'''

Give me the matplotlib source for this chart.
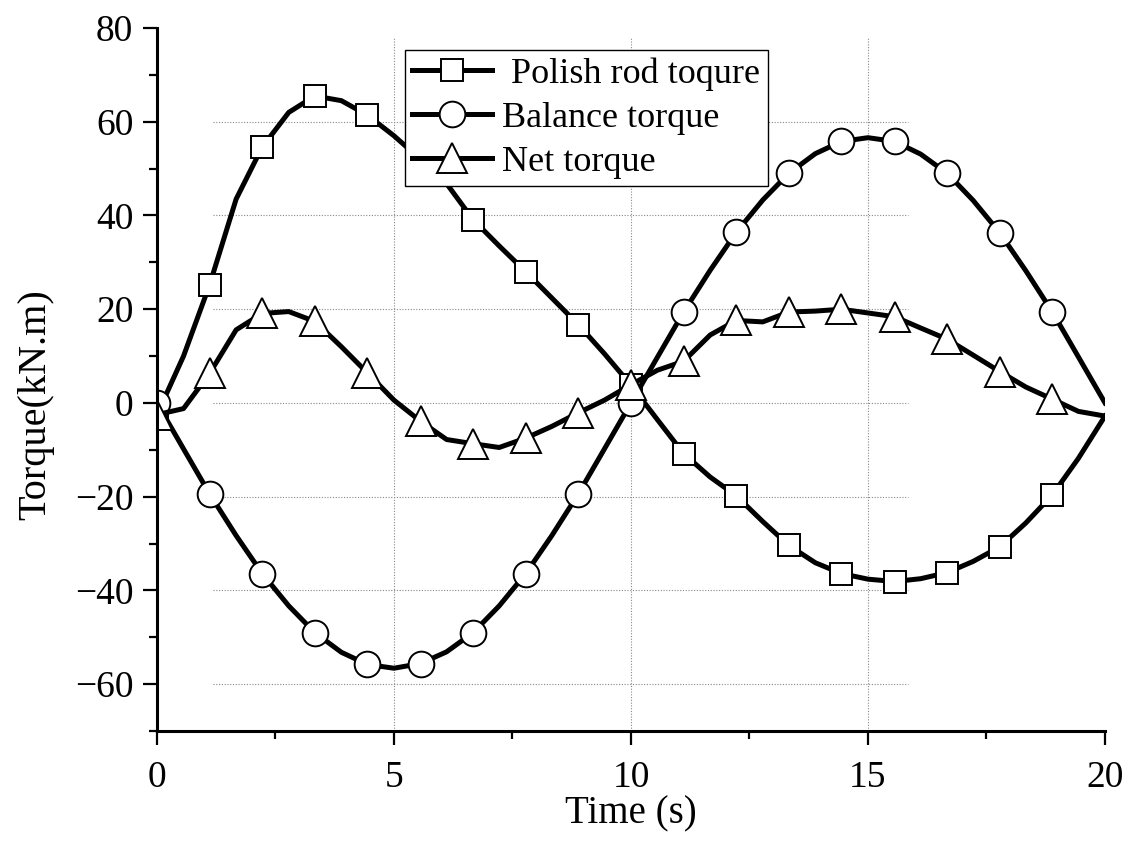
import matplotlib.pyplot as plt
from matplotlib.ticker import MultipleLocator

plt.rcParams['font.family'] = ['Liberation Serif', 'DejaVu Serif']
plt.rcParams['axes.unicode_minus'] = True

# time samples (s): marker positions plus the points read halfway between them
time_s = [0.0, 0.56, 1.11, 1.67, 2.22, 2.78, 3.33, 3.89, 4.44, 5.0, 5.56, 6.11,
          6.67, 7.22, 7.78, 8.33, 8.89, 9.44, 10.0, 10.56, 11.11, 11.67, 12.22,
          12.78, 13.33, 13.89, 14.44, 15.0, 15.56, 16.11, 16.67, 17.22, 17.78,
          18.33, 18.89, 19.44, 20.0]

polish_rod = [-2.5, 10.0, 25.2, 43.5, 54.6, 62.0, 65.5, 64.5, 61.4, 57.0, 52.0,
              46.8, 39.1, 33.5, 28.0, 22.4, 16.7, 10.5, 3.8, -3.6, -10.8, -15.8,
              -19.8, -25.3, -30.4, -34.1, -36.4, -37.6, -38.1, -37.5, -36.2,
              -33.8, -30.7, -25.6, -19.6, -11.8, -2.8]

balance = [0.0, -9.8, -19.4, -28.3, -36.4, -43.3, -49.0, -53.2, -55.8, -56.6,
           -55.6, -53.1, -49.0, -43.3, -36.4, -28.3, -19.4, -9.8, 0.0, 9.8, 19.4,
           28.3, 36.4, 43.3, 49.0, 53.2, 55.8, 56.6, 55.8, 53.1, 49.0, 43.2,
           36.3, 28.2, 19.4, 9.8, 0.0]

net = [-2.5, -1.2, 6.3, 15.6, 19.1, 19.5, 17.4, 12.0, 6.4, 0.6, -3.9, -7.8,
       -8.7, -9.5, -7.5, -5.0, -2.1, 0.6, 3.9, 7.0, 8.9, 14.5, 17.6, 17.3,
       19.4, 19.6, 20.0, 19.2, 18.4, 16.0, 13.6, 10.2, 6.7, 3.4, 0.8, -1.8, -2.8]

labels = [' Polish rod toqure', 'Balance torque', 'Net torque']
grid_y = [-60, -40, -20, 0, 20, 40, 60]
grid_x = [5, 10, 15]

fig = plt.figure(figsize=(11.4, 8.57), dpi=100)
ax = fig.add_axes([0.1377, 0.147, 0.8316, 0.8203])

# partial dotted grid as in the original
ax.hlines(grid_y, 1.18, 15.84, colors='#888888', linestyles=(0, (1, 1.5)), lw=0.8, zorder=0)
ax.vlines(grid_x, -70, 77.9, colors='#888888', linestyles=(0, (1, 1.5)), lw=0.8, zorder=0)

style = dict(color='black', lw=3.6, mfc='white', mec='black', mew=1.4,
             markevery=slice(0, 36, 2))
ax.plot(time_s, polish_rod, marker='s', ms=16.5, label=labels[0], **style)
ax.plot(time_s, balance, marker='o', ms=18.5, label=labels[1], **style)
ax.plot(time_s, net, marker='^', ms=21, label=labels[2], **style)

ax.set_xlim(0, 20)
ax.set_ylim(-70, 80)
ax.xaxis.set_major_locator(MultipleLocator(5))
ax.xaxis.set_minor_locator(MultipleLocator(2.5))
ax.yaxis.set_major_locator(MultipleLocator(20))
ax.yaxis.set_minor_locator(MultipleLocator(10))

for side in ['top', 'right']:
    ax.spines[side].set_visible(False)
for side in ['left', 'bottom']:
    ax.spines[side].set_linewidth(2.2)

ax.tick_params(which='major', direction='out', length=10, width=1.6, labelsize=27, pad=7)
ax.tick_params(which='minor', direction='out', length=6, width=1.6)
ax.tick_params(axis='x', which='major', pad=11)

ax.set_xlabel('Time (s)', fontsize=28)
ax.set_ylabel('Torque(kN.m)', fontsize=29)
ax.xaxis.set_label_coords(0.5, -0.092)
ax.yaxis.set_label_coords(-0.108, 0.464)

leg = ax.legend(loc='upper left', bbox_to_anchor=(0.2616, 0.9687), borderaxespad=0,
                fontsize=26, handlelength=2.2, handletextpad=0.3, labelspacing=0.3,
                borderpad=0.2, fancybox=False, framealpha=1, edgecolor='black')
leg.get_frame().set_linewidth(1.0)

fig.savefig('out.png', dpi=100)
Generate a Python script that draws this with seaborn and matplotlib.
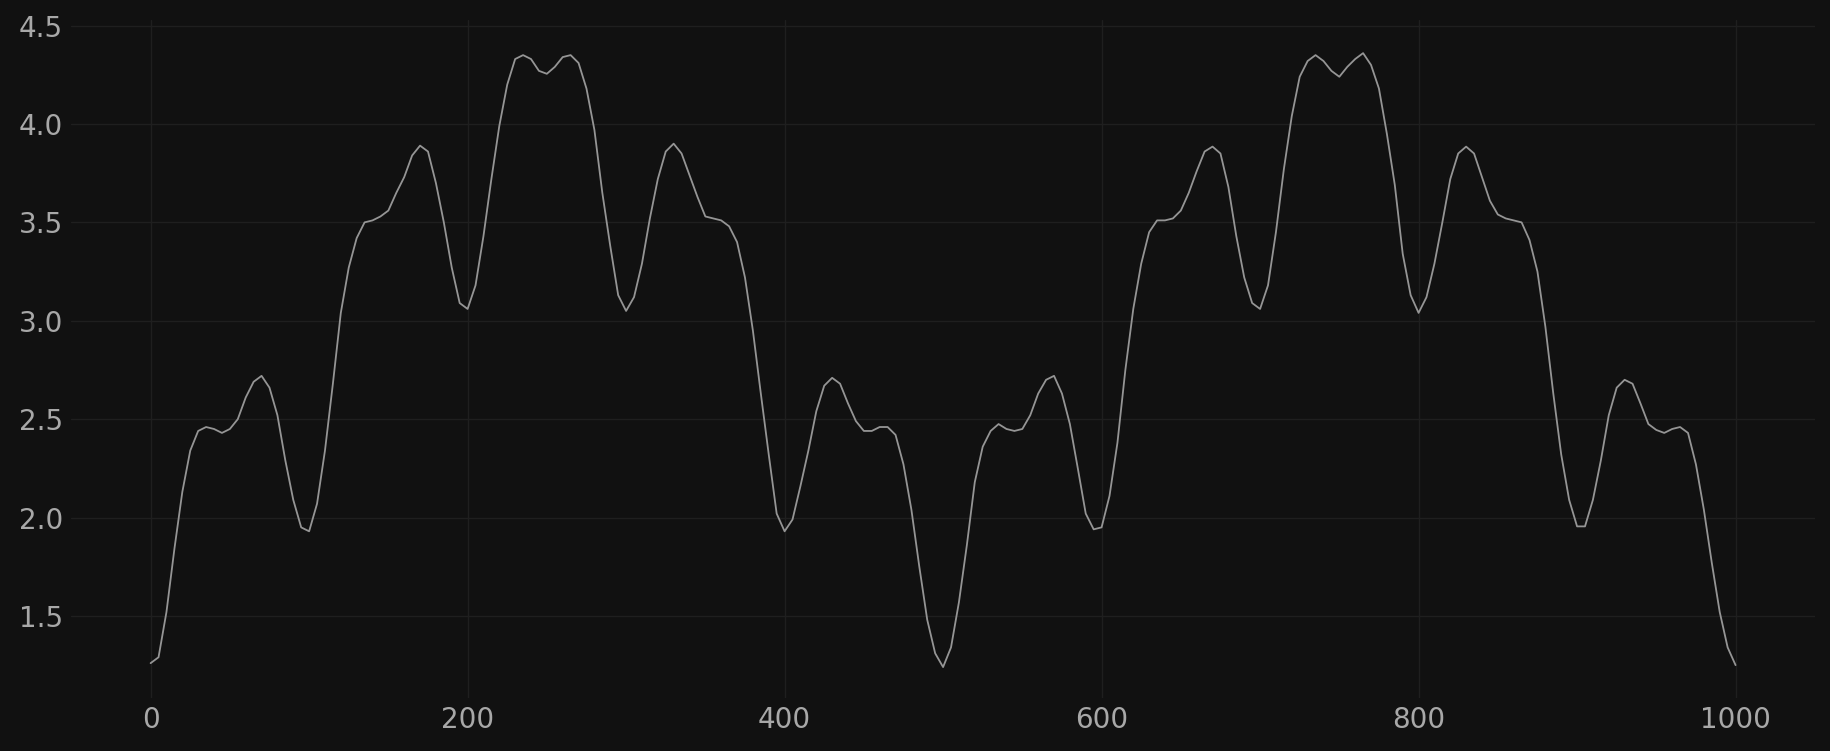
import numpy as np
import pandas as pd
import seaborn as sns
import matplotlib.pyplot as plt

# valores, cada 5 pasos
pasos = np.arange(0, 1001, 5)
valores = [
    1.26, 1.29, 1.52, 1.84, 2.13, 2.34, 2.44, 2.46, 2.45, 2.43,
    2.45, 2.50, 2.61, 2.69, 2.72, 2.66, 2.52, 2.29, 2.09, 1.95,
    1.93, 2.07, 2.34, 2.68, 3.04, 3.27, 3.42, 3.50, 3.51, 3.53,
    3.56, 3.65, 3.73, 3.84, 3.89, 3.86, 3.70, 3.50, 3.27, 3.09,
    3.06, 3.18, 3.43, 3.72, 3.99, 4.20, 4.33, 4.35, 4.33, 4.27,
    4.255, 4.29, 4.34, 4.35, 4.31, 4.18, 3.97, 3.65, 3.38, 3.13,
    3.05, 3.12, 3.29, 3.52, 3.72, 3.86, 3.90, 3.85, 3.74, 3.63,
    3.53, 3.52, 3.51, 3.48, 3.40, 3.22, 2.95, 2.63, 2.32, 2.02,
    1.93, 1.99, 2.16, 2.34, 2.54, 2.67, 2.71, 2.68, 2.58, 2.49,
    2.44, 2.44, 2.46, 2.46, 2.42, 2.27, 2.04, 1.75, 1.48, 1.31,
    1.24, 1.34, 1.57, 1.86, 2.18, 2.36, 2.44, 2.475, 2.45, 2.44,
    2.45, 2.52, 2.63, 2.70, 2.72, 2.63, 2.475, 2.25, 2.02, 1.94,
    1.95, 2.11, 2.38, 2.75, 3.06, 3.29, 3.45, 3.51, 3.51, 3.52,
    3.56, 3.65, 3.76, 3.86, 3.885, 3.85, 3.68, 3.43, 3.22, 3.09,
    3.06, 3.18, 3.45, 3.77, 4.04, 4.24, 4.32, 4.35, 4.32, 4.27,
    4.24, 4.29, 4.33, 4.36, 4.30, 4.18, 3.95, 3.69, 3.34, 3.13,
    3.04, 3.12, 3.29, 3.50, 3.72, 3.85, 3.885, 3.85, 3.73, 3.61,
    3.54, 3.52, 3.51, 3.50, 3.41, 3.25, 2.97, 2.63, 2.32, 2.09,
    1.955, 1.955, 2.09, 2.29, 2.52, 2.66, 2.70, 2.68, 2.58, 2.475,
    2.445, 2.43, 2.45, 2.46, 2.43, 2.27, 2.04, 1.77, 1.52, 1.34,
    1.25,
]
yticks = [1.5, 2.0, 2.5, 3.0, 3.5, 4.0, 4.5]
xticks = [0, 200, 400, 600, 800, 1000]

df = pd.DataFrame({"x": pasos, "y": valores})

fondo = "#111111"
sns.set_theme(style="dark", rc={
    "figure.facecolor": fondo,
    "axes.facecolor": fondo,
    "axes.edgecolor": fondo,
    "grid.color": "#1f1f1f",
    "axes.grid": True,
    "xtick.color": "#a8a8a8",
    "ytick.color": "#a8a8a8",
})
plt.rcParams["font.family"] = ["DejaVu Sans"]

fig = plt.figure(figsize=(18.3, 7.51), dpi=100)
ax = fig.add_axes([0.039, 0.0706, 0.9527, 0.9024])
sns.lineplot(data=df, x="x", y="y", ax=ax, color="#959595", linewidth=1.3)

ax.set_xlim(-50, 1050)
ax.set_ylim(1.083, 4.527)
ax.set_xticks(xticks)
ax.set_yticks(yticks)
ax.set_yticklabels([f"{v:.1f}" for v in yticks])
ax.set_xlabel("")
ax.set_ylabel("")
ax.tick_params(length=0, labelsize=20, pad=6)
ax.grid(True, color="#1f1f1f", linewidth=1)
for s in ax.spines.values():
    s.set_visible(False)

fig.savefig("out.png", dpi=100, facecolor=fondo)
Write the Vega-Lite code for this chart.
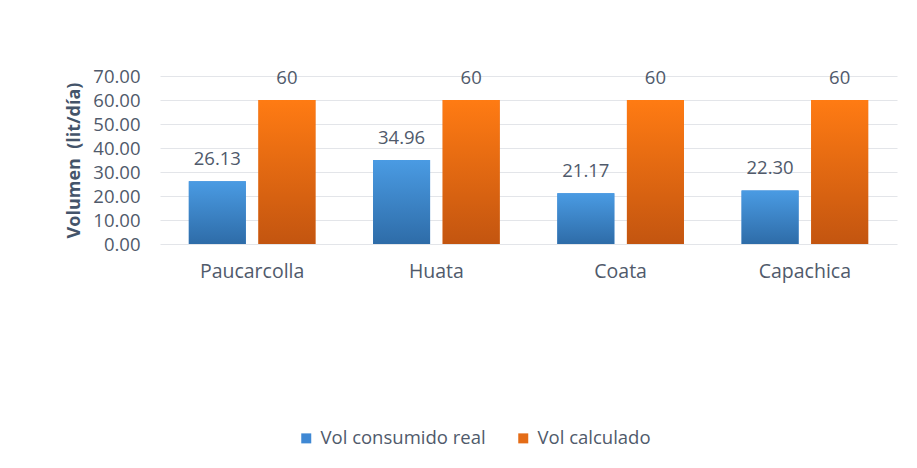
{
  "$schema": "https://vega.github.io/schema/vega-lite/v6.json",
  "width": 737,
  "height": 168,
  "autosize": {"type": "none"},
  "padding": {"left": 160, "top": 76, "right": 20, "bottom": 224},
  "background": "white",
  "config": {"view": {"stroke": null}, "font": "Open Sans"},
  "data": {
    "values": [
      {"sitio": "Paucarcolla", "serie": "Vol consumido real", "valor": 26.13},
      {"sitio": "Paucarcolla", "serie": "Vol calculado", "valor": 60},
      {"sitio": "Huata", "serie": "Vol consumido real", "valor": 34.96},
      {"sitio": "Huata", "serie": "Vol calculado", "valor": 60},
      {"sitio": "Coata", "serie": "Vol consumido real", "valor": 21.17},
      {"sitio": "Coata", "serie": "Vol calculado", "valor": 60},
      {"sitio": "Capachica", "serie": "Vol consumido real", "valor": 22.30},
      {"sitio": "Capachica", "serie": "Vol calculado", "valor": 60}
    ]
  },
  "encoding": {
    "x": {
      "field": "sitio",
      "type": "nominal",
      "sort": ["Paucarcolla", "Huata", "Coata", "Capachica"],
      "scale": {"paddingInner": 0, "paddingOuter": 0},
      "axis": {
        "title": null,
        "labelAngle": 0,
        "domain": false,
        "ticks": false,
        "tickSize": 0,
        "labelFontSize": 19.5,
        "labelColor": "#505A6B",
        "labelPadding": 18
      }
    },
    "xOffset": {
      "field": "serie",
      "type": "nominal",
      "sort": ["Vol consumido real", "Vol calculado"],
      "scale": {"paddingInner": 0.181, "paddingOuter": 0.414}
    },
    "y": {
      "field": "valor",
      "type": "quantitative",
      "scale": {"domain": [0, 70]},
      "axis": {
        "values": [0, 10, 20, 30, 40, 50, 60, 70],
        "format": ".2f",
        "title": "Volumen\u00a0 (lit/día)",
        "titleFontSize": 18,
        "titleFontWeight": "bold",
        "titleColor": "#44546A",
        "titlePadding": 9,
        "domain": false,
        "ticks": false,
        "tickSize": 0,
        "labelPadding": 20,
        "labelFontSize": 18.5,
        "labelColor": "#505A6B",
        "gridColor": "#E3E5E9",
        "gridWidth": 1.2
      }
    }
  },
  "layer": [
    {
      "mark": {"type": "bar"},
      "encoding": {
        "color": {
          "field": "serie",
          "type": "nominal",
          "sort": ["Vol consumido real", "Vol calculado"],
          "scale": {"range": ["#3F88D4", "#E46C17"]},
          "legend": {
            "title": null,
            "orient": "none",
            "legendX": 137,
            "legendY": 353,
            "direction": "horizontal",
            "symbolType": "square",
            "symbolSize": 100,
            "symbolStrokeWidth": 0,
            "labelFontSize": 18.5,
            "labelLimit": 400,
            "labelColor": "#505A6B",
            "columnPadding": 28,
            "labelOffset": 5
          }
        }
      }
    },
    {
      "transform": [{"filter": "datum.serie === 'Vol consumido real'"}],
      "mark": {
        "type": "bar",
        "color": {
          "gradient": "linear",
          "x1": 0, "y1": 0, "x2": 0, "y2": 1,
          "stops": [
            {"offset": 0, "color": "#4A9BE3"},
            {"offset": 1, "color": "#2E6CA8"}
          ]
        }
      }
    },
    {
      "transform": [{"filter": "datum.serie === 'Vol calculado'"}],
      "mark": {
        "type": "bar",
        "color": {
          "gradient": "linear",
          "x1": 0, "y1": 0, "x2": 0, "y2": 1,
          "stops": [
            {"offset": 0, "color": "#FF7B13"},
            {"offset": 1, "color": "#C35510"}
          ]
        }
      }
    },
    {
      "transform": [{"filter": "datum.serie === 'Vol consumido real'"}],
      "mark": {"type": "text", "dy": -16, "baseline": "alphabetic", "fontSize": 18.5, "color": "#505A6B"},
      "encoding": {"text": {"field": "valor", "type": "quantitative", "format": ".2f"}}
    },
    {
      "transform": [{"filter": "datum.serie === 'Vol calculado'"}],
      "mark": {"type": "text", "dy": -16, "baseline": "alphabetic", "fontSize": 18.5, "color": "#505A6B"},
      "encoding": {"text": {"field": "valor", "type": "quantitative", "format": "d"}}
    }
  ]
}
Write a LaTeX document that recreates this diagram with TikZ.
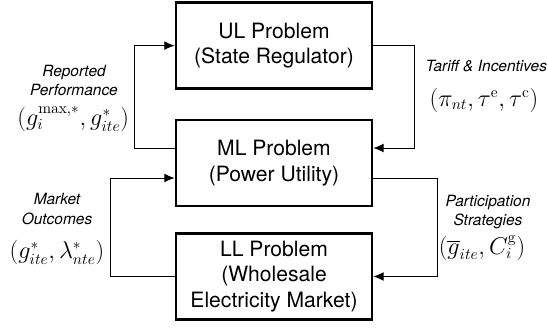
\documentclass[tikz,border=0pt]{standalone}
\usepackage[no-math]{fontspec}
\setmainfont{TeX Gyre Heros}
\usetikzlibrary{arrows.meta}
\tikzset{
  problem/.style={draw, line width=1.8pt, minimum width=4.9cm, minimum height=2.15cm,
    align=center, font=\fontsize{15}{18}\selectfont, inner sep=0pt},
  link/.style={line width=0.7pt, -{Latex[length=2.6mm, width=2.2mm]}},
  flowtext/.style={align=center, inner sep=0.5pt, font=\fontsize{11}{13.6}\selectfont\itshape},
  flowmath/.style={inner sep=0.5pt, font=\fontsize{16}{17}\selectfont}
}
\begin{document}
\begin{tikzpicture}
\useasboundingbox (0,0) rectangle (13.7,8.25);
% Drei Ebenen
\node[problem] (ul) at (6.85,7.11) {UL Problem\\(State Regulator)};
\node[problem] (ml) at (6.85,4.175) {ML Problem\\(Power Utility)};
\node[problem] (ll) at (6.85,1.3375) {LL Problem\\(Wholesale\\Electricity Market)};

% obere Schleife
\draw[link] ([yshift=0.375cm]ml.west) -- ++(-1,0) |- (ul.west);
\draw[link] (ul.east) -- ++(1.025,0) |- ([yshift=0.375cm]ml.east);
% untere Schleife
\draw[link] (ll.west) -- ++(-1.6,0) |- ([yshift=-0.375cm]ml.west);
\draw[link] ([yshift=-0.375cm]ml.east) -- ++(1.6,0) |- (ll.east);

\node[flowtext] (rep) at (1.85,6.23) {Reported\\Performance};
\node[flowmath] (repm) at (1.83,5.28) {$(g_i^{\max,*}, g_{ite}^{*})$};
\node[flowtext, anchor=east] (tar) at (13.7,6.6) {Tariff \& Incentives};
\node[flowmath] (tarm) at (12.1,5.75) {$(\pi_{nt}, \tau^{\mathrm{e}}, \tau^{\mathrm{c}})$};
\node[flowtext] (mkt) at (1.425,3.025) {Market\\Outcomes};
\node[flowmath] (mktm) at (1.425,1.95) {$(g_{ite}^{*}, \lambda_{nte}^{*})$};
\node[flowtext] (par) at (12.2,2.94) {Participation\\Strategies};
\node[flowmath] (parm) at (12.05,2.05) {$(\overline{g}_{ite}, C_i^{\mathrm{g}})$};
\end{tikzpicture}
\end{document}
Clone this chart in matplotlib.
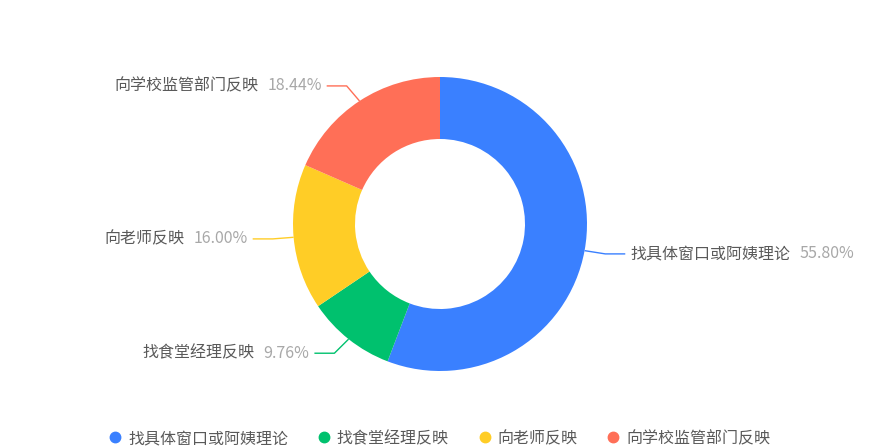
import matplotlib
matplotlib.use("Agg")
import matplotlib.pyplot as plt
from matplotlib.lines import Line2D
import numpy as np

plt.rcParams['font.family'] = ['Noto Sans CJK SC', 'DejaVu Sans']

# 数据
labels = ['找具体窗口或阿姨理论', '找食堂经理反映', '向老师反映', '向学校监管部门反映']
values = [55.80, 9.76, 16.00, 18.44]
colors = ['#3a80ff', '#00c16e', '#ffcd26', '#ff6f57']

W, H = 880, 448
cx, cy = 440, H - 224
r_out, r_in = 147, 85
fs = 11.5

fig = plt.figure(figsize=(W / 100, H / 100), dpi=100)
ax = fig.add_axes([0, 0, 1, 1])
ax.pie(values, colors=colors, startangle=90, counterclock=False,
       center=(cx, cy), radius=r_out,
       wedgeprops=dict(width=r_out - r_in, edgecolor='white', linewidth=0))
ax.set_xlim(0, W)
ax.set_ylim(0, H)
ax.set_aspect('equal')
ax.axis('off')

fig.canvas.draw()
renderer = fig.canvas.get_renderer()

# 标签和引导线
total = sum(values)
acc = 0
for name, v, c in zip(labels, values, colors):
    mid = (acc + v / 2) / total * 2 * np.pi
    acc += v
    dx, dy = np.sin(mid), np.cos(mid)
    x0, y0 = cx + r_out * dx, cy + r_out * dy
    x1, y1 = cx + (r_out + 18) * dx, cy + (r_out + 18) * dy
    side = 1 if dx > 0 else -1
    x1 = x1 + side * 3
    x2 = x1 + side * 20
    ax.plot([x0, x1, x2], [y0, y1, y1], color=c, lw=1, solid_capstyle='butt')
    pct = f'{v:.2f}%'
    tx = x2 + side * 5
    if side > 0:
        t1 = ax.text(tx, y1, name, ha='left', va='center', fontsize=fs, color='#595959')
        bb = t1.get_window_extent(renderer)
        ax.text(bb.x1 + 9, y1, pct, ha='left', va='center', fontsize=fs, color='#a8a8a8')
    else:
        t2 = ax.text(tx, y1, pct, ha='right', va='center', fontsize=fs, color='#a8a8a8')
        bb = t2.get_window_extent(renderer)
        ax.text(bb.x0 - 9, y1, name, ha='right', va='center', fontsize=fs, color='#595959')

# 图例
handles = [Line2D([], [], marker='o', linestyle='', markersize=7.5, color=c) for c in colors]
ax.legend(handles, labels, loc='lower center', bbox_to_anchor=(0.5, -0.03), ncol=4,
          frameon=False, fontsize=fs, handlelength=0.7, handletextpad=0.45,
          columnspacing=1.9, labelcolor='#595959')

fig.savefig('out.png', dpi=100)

'''

Exercise directions -> Write out the lines beginning with the one that contains "Write a LaTeX" and ending with the one that contains "-- ++(1.6,0) |- (ll.east);", exactly as given. Leave pictures out.

Complete answer ->
Write a LaTeX document that recreates this diagram with TikZ.
\documentclass[tikz,border=0pt]{standalone}
\usepackage[no-math]{fontspec}
\setmainfont{TeX Gyre Heros}
\usetikzlibrary{arrows.meta}
\tikzset{
  problem/.style={draw, line width=1.8pt, minimum width=4.9cm, minimum height=2.15cm,
    align=center, font=\fontsize{15}{18}\selectfont, inner sep=0pt},
  link/.style={line width=0.7pt, -{Latex[length=2.6mm, width=2.2mm]}},
  flowtext/.style={align=center, inner sep=0.5pt, font=\fontsize{11}{13.6}\selectfont\itshape},
  flowmath/.style={inner sep=0.5pt, font=\fontsize{16}{17}\selectfont}
}
\begin{document}
\begin{tikzpicture}
\useasboundingbox (0,0) rectangle (13.7,8.25);
% Drei Ebenen
\node[problem] (ul) at (6.85,7.11) {UL Problem\\(State Regulator)};
\node[problem] (ml) at (6.85,4.175) {ML Problem\\(Power Utility)};
\node[problem] (ll) at (6.85,1.3375) {LL Problem\\(Wholesale\\Electricity Market)};

% obere Schleife
\draw[link] ([yshift=0.375cm]ml.west) -- ++(-1,0) |- (ul.west);
\draw[link] (ul.east) -- ++(1.025,0) |- ([yshift=0.375cm]ml.east);
% untere Schleife
\draw[link] (ll.west) -- ++(-1.6,0) |- ([yshift=-0.375cm]ml.west);
\draw[link] ([yshift=-0.375cm]ml.east) -- ++(1.6,0) |- (ll.east);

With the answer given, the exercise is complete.